At Louisiana Tech, he played football, including time as a starter at quarterback, while evaluating how athletics fit alongside his interests in hunting. After finishing his undergraduate education in physical education, he completed a master’s degree in education and moved into teaching before turning toward other livelihoods. His education and early responsibilities helped establish a pattern of discipline and instruction that would later appear in how he spoke about family and faith.
Career
Before Duck Commander, Phil Robertson worked in education and then pursued other practical occupations, including commercial fishing. He also tried his hand at small-scale ventures that reflected a willingness to work with his hands and operate close to local customer needs. In the mid-1970s, he lived a life that blended risk-taking and routine, even as personal problems emerged during this period. Those years fed into the later sense that he saw work as practical stewardship rather than abstract success.
Robertson’s shift toward duck calls began with dissatisfaction at the quality of existing products for hunters. As an avid duck hunter, he experimented with making calls that could reproduce the sound he wanted, and he treated improvement as an iterative craft. In 1972, he created his first Duck Commander call, and he subsequently secured a patent for that first design. The Duck Commander Company was incorporated in 1973, marking the point at which his personal hunting preferences became a product platform.
As Duck Commander developed, Robertson became less a lone craftsman and more the visible head of a family enterprise. Over time, he positioned the business around consistency of sound, rugged authenticity, and a strong identity tied to hunting culture. The company’s growth eventually placed him and his family at the center of a mainstream entertainment phenomenon without abandoning the underlying commercial mission. He remained the patriarchal anchor of the operation as it expanded.
Duck Dynasty, which ran from 2012 to 2017, turned the Duck Commander world into a long-running public narrative about family life, business pressures, and outdoor traditions. Robertson and his family were portrayed as a tightly knit unit whose routines blended product work, hunting, and Christian household values. The show’s success made him instantly recognizable beyond hunting circles and turned Duck Commander into a broader cultural brand. His television role therefore functioned as both marketing presence and personal “public face” of the business.
In addition to Duck Dynasty, Robertson appeared in other media that framed his beliefs and life story as central themes. He participated in Torchbearer, where he spoke about religion and worldview and used historical examples to underline his point of view. He later joined CRTV as a contributor and hosted In the Woods with Phil, extending the outdoors-and-faith format beyond the A&E context. These appearances broadened his public image from reality patriarch to a figure of religious and cultural commentary.

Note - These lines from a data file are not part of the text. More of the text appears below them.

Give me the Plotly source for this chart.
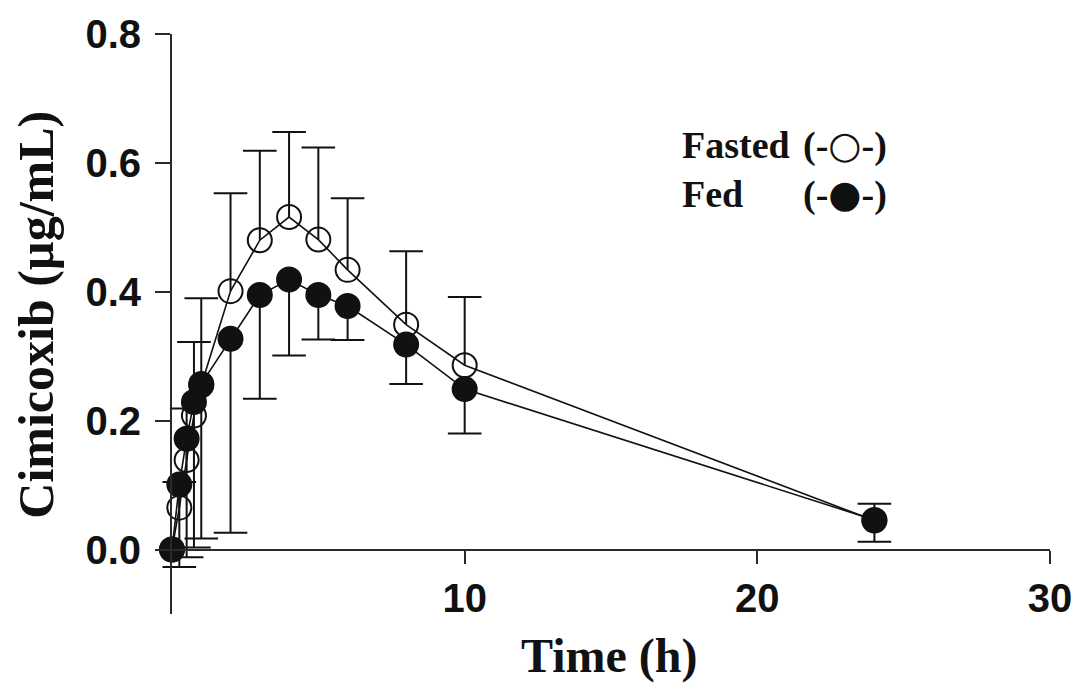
import plotly.graph_objects as go

# ---- data ----
time_h = [0, 0.25, 0.5, 0.75, 1, 2, 3, 4, 5, 6, 8, 10, 24]
fasted_mean = [0, 0.065, 0.139, 0.208, 0.255, 0.401, 0.480, 0.516, 0.481, 0.434, 0.349, 0.286, 0.045]
fasted_sd = [0, 0.040, 0.080, 0.114, 0.135, 0.152, 0.139, 0.132, 0.143, 0.111, 0.114, 0.106, 0.026]
fed_mean = [0, 0.101, 0.172, 0.229, 0.257, 0.327, 0.395, 0.419, 0.395, 0.378, 0.318, 0.249, 0.046]
fed_sd = [0, 0.128, 0.184, 0.226, 0.240, 0.301, 0.161, 0.118, 0.069, 0.053, 0.061, 0.069, 0.034]

y_ticks = [0.0, 0.2, 0.4, 0.6, 0.8]
y_ticklabels = ["0.0", "0.2", "0.4", "0.6", "0.8"]
x_ticks = [10, 20, 30]
x_ticklabels = ["10", "20", "30"]

INK = "#111111"
AX = "#2a2a2a"
SERIF = "Liberation Serif, Times New Roman, serif"
SANS = "Liberation Sans, Arial, sans-serif"


def err_segments(t, m, s, direction):
    xs, ys, cx, cy = [], [], [], []
    for ti, mi, si in zip(t, m, s):
        if si <= 0:
            continue
        end = mi + direction * si
        xs += [ti, ti, None]
        ys += [mi, end, None]
        cx.append(ti)
        cy.append(end)
    return xs, ys, cx, cy


fig = go.Figure()


def add_series(mean, sd, direction, symbol):
    xs, ys, cx, cy = err_segments(time_h, mean, sd, direction)
    fig.add_trace(go.Scatter(x=xs, y=ys, mode="lines", line=dict(color=INK, width=2),
                             hoverinfo="skip", showlegend=False, cliponaxis=False))
    fig.add_trace(go.Scatter(x=cx, y=cy, mode="markers",
                             marker=dict(symbol="line-ew", size=24, line=dict(color=INK, width=2)),
                             hoverinfo="skip", showlegend=False, cliponaxis=False))
    fig.add_trace(go.Scatter(x=time_h, y=mean, mode="lines+markers",
                             line=dict(color=INK, width=1.6),
                             marker=dict(symbol=symbol, size=24, color=INK,
                                         line=dict(color=INK, width=2)),
                             showlegend=False, cliponaxis=False))


add_series(fasted_mean, fasted_sd, +1, "circle-open")
add_series(fed_mean, fed_sd, -1, "circle")

fig.update_layout(
    width=1084, height=690,
    margin=dict(l=172, r=30, t=28, b=76),
    paper_bgcolor="white", plot_bgcolor="white",
    showlegend=False,
    xaxis=dict(range=[0, 30], anchor="free", position=0.1 / 0.9,
               showline=True, linewidth=2, linecolor=AX,
               ticks="outside", ticklen=13, tickwidth=2, tickcolor=AX,
               tickvals=x_ticks, ticktext=x_ticklabels,
               tickfont=dict(family=SANS, size=40, color=INK, weight="bold"),
               showgrid=False, zeroline=False),
    yaxis=dict(range=[-0.1, 0.8],
               showline=True, linewidth=2, linecolor=AX,
               ticks="outside", ticklen=15, tickwidth=2, tickcolor=AX,
               tickvals=y_ticks, ticktext=y_ticklabels, ticklabelstandoff=6,
               tickfont=dict(family=SANS, size=40, color=INK, weight="bold"),
               showgrid=False, zeroline=False),
)


def px2paper_x(px):
    return (px - 172) / (1084 - 172 - 30)


def px2paper_y(py):
    return (690 - 76 - py) / (690 - 28 - 76)


CIRC = '<span style="font-family:DejaVu Sans">{}</span>'
annots = [
    dict(text="<b>Time (h)</b>", x=px2paper_x(611), y=px2paper_y(656), xanchor="center", yanchor="middle",
         font=dict(family=SERIF, size=48, color=INK)),
    dict(text="<b>Cimicoxib (µg/mL)</b>", x=px2paper_x(35), y=px2paper_y(312), xanchor="center", yanchor="middle",
         textangle=-90, font=dict(family=SERIF, size=50, color=INK)),
    dict(text="<b>Fasted</b>", x=px2paper_x(682), y=px2paper_y(140), xanchor="left", yanchor="middle",
         font=dict(family=SERIF, size=38, color=INK)),
    dict(text="<b>(-" + CIRC.format("○") + "-)</b>", x=px2paper_x(804), y=px2paper_y(140),
         xanchor="left", yanchor="middle", font=dict(family=SERIF, size=38, color=INK)),
    dict(text="<b>Fed</b>", x=px2paper_x(682), y=px2paper_y(190), xanchor="left", yanchor="middle",
         font=dict(family=SERIF, size=38, color=INK)),
    dict(text="<b>(-" + CIRC.format("●") + "-)</b>", x=px2paper_x(804), y=px2paper_y(190),
         xanchor="left", yanchor="middle", font=dict(family=SERIF, size=38, color=INK)),
]
for a in annots:
    fig.add_annotation(xref="paper", yref="paper", showarrow=False, **a)

fig.write_html("out.html", config={"displayModeBar": False},
               post_script="document.body.style.margin='0';document.body.style.overflow='hidden';")
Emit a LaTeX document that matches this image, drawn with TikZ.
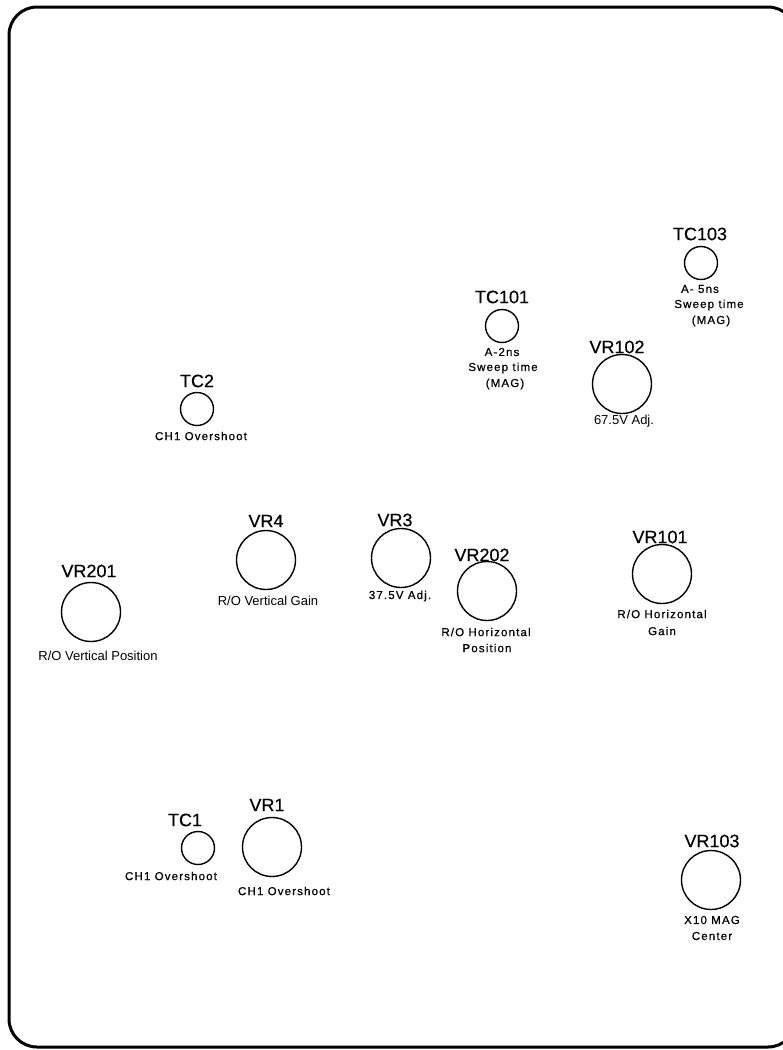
\documentclass[tikz,border=0pt]{standalone}
\usepackage{fontspec}
\setmainfont{Liberation Sans}
\newfontfamily\ttlfont[FakeBold=0.3]{Liberation Sans}
\newfontfamily\spfont[LetterSpace=10,FakeBold=0.6]{Liberation Sans}
\begin{document}
\begin{tikzpicture}[x=1pt,y=-1pt,
  pot/.style={circle,draw,line width=1.4pt,minimum size=59pt,inner sep=0pt},
  trim/.style={circle,draw,line width=1.4pt,minimum size=33pt,inner sep=0pt},
  ttl/.style={font=\ttlfont\fontsize{18}{20}\selectfont,inner sep=0pt},
  lbl/.style={font=\fontsize{13}{15}\selectfont,inner sep=0pt},
  splbl/.style={font=\spfont\fontsize{11.5}{14}\selectfont,inner sep=0pt}]
\useasboundingbox (0,0) rectangle (783,1050);
\fill[white] (0,0) rectangle (783,1050);
\draw[line width=3pt,rounded corners=28pt] (9,7) rectangle (796,1047);
% components
\node[trim] (tc103) at (701,263) {};
\node[trim] (tc101) at (502,326) {};
\node[pot]  (vr102) at (622,384) {};
\node[trim] (tc2)   at (197,409) {};
\node[pot]  (vr4)   at (266,560) {};
\node[pot]  (vr3)   at (401,558) {};
\node[pot]  (vr202) at (487,591) {};
\node[pot]  (vr101) at (662,574) {};
\node[pot]  (vr201) at (91,612) {};
\node[trim] (tc1)   at (198,848) {};
\node[pot]  (vr1)   at (272,847) {};
\node[pot]  (vr103) at (711,880) {};
% titles
\node[ttl] (t-tc103) at (700,234) {TC103};
\node[ttl] (t-tc101) at (502,297) {TC101};
\node[ttl] (t-vr102) at (617,347) {VR102};
\node[ttl] (t-tc2)   at (197,381) {TC2};
\node[ttl] (t-vr4)   at (266,521) {VR4};
\node[ttl] (t-vr3)   at (395,520) {VR3};
\node[ttl] (t-vr202) at (482,555) {VR202};
\node[ttl] (t-vr101) at (660,537) {VR101};
\node[ttl] (t-vr201) at (89,571)  {VR201};
\node[ttl] (t-vr1)   at (267,805) {VR1};
\node[ttl] (t-tc1)   at (185,820) {TC1};
\node[ttl] (t-vr103) at (712,841) {VR103};
% labels
\node[splbl] (l-tc103a) at (700,289) {A- 5ns};
\node[splbl] (l-tc103b) at (709,305) {Sweep time};
\node[splbl] (l-tc103c) at (711,321) {(MAG)};
\node[splbl] (l-tc101a) at (502,352) {A-2ns};
\node[splbl] (l-tc101b) at (503,368) {Sweep time};
\node[splbl] (l-tc101c) at (505,384) {(MAG)};
\node[lbl]   (l-vr102)  at (624,421) {67.5V Adj.};
\node[splbl] (l-tc2)    at (201,436) {CH1 Overshoot};
\node[lbl]   (l-vr4)    at (268,601) {R/O Vertical Gain};
\node[splbl] (l-vr3)    at (400,596) {37.5V Adj.};
\node[splbl] (l-vr202a) at (486,632) {R/O Horizontal};
\node[splbl] (l-vr202b) at (487,648) {Position};
\node[splbl] (l-vr101a) at (662,614) {R/O Horizontal};
\node[splbl] (l-vr101b) at (662,631) {Gain};
\node[lbl]   (l-vr201)  at (98,656)  {R/O Vertical Position};
\node[splbl] (l-tc1)    at (171,876) {CH1 Overshoot};
\node[splbl] (l-vr1)    at (284,891) {CH1 Overshoot};
\node[splbl] (l-vr103a) at (712,920) {X10 MAG};
\node[splbl] (l-vr103b) at (712,936) {Center};
\end{tikzpicture}
\end{document}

Robertson also published Happy, Happy, Happy with Mark Schlabach, treating his life story as a vehicle for conveying faith-driven interpretation of hardship, transformation, and legacy. The book presented his experiences as part of a larger narrative about perseverance and renewed purpose. It reinforced the pattern that he used storytelling as a way to connect personal identity, business direction, and moral certainty. Across these projects, he maintained that his guiding commitments were not separate from his work but shaped it.
His career included episodes of intense scrutiny during which his public statements were linked to major network and audience reactions. In 2013, he faced an indefinite suspension from A&E connected to comments reported through a GQ interview, and the situation later changed amid backlash from supporters. When the suspension was reversed, he resumed a prominent position within the broader Duck Dynasty framework. This cycle—public controversy followed by institutional reversal—became a notable feature of his mainstream visibility during his peak television years.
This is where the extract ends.